Israel Retreats to Use Smart Bombs?

Israel’s retreat from two strategic Lebanese towns it captured during its ongoing war against Lebanon is a military tactic shell Hizbullah’s bunkers with laser-guided bombs it recently obtained from Washington, a Lebanese military expert said on Friday, July 28.


“The Israeli army might have known whereabouts of Hizbullah fighters during its operations in southern Lebanon,” Yassin Al-Swede told over the phone from Beirut.


He said Israel was forced to change its tactics due to the fierce resistance displayed by Hizbullah and heavy fighting with its fighters.


Hizbullah announced earlier in the day that it forced Israeli soldiers to withdraw from the two strategic towns of Bint Jbeil and Maroon Al-Ras.


Israeli army sources played down the move as a military tactic.


The battle for Bint Jbeil has rumbled on for at least four days now and been the scene of furious clashes between Hizbullah and Israeli forces.

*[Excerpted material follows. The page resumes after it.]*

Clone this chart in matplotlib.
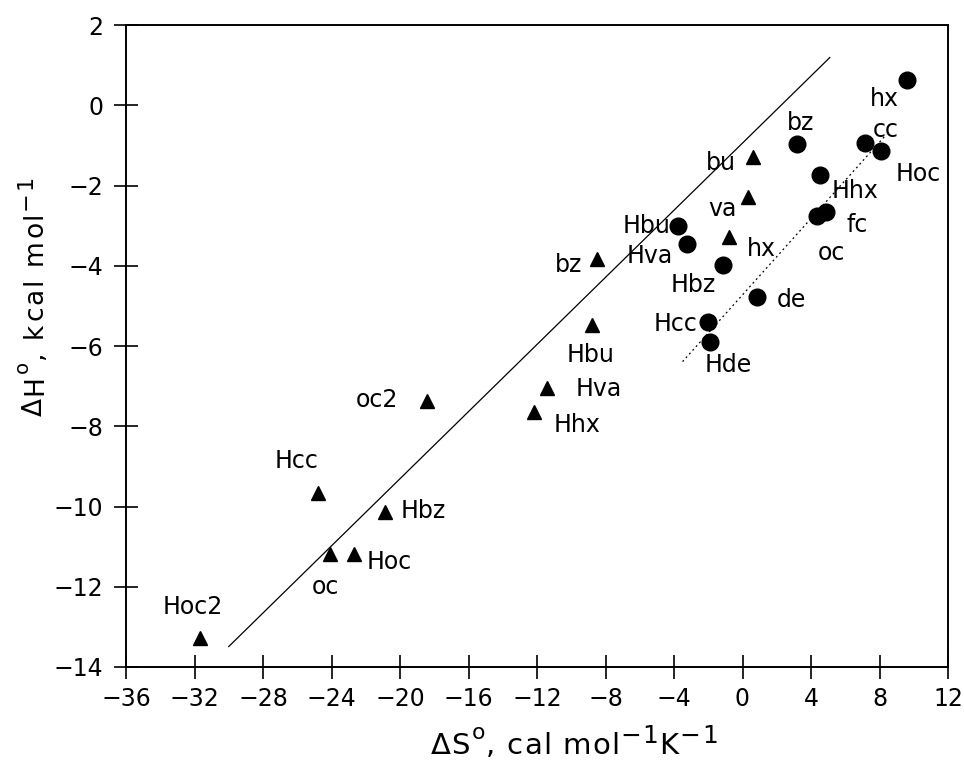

Two days ago, eight Israeli soldiers were killed in fighting with Hizbullah fighters, making it the deadliest day for Israel’s forces since the conflict began 16 days ago.


Dozens of rockets fired by Hizbullah in Lebanon hit towns across northern Israel on Friday, wounding at least six people.

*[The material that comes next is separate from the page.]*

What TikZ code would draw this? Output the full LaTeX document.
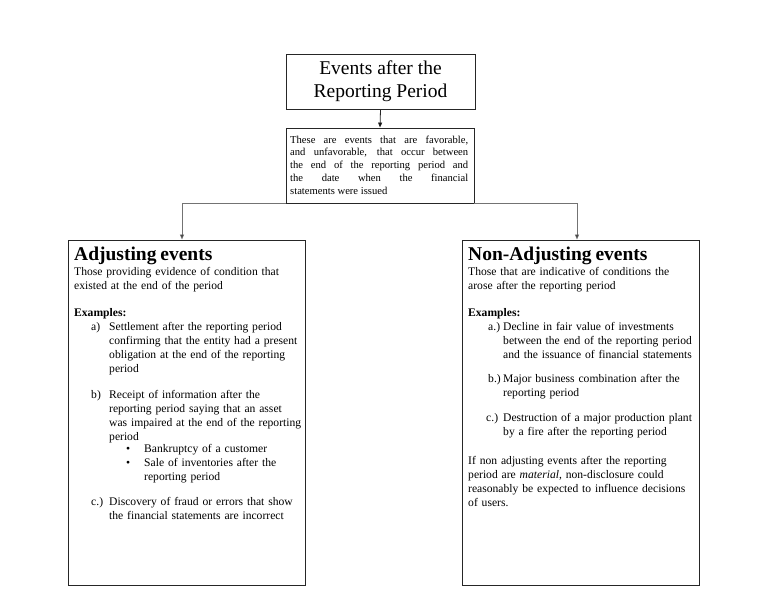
\documentclass[tikz,border=0pt]{standalone}
\usepackage{fontspec}
\setmainfont{Liberation Serif}
\usetikzlibrary{arrows.meta}
\newcommand{\itm}[4]{\par\noindent\hspace*{#1}\makebox[#2][l]{#3}\parbox[t]{#4}}
\tikzset{
  boxstyle/.style={draw=black!85, line width=0.9pt, inner sep=0pt},
  conn/.style={line width=0.8pt, draw=black!55, -{Triangle[length=5pt,width=4pt,fill=black]}},
  bodytext/.style={anchor=north west, inner sep=0pt, text width=228pt, align=left,
     font=\fontsize{11.6}{14}\selectfont},
}
\begin{document}
\begin{tikzpicture}[x=1pt,y=-1pt]
\useasboundingbox (0,0) rectangle (768,594);
\fill[white] (0,0) rectangle (768,594);
% title
\node[boxstyle, minimum width=189pt, minimum height=55pt, align=center,
  font=\fontsize{19.5}{23}\selectfont] (title) at (380.5,81.5) {Events after the\\Reporting Period};
% description
\node[boxstyle, minimum width=188pt, minimum height=75pt] (desc) at (380,165.5) {};
\node[anchor=north west, inner sep=0pt, text width=178pt, align=justify,
  font=\fontsize{10.6}{12.8}\selectfont] (desctext) at (290,135.5)
  {\hyphenpenalty=10000 These are events that are favorable,\linebreak and unfavorable, that occur between\linebreak the end of the reporting period and\linebreak the date when the financial\linebreak statements were issued};
% boxes
\node[boxstyle, minimum width=237pt, minimum height=345pt] (left) at (186.5,412.5) {};
\node[boxstyle, minimum width=237pt, minimum height=345pt] (right) at (580.5,412.5) {};
% connectors
\draw[conn, draw=black!85] (title.south) -- (desc.north);
\draw[conn] (desc.south west) -| ([xshift=-4.5pt]left.north);
\draw[conn] (desc.south east) -| ([xshift=-3.5pt]right.north);
% left text
\node[bodytext] (lefttext) at (74,247) {%
{\fontsize{19.5}{18}\selectfont\bfseries Adjusting events}\par
\vspace{1pt}%
\raggedright Those providing evidence of condition that\\ existed at the end of the period\par
\vspace{13pt}\noindent\textbf{Examples:}%
\itm{17pt}{18pt}{a)}{200pt}{\raggedright Settlement after the reporting period\\ confirming that the entity had a present\\ obligation at the end of the reporting\\ period}\par
\vspace{14pt}%
\itm{17pt}{18pt}{b)}{200pt}{\raggedright Receipt of information after the\\ reporting period saying that an asset\\ was impaired at the end of the reporting\\ period}\par
\itm{52pt}{18pt}{\textbullet}{160pt}{\raggedright Bankruptcy of a customer}\par
\itm{52pt}{18pt}{\textbullet}{160pt}{\raggedright Sale of inventories after the\\ reporting period}\par
\vspace{14pt}%
\itm{17pt}{18pt}{c.)}{200pt}{\raggedright Discovery of fraud or errors that show\\ the financial statements are incorrect}\par
};
% right text
\node[bodytext] (righttext) at (468,247) {%
{\fontsize{19.5}{18}\selectfont\bfseries Non-Adjusting events}\par
\vspace{1pt}%
\raggedright Those that are indicative of conditions the\\ arose after the reporting period\par
\vspace{13pt}\noindent\textbf{Examples:}%
\itm{20pt}{15pt}{a.)}{200pt}{\raggedright Decline in fair value of investments\\ between the end of the reporting period\\ and the issuance of financial statements}\par
\vspace{14.5pt}%
\itm{20pt}{15pt}{b.)}{200pt}{\raggedright Major business combination after the\\ reporting period}\par
\vspace{13pt}%
\itm{18pt}{17pt}{c.)}{200pt}{\raggedright Destruction of a major production plant\\ by a fire after the reporting period}\par
\vspace{18pt}%
\noindent If non adjusting events after the reporting\\ period are \textit{material}, non-disclosure could\\ reasonably be expected to influence decisions\\ of users.\par
};
\end{tikzpicture}
\end{document}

Hizbullah has fired more than 1,500 rockets into Israel since the conflict erupted.


Hizbullah leader Hassan Nasrallah has vowed to take the war deeper into Israel, suggesting there could be strikes south of the city of Haifa.


Israel’s offensive against Lebanon has killed 600 people in Lebanon, mostly civilians. A total of 51 Israelis have died, including 18 civilians.




It has been reported that the Bush administration is rushing a delivery of precision-guided bombs to Israel, which requested the expedited shipment earlier in the month after beginning its air campaign against Lebanon.


Britain’s The Times newspaper reported Friday hat the British government will allow US aircraft carrying bombs and missiles to Israel to stop over in British airports.


“That will be allowed to continue. It is a right we have always granted,” a senior government official told The Times.


The Foreign and Commonwealth Office and Downing Street confirmed that two more requests by the United States to send planes carrying missiles as well as components to Israel over the next fortnight will go through.


Last weekend, two US aircraft carrying bunker-busting bombs bounded to Israel landed at Prestwick airport in Scotland, which raised Britain’s ire.


British sources, however, told The Times that the dispute between Britain and the United States was about procedures and not the principle of allowing the aircraft stopover.


The sources said the US violated the rules by failing to notify the Civil Aviation Authority (CAA) of the aircraft’s dangerous contents in advance.


The CAA must be notified about civilian planes carrying hazardous substances.


The two flights last weekend in Scotland’s Prestwick airport were designated by the Pentagon as civilian cargo flights.


The UK approval of more US planes carrying arms to Israel to land in British airports have sparked furor among British MPs.


“Britain should say no,” said Sir Menzies Campbell, leader of the second-ranked Liberal Democrats opposition party, demanding the government to refuse further US requests to use British airports as a transit for weapons.


“I think one would have hoped that the US government would have been sensitive to the fact that this is an issue which is causing a great deal of concern in the United Kingdom and would not have made such requests,” he added.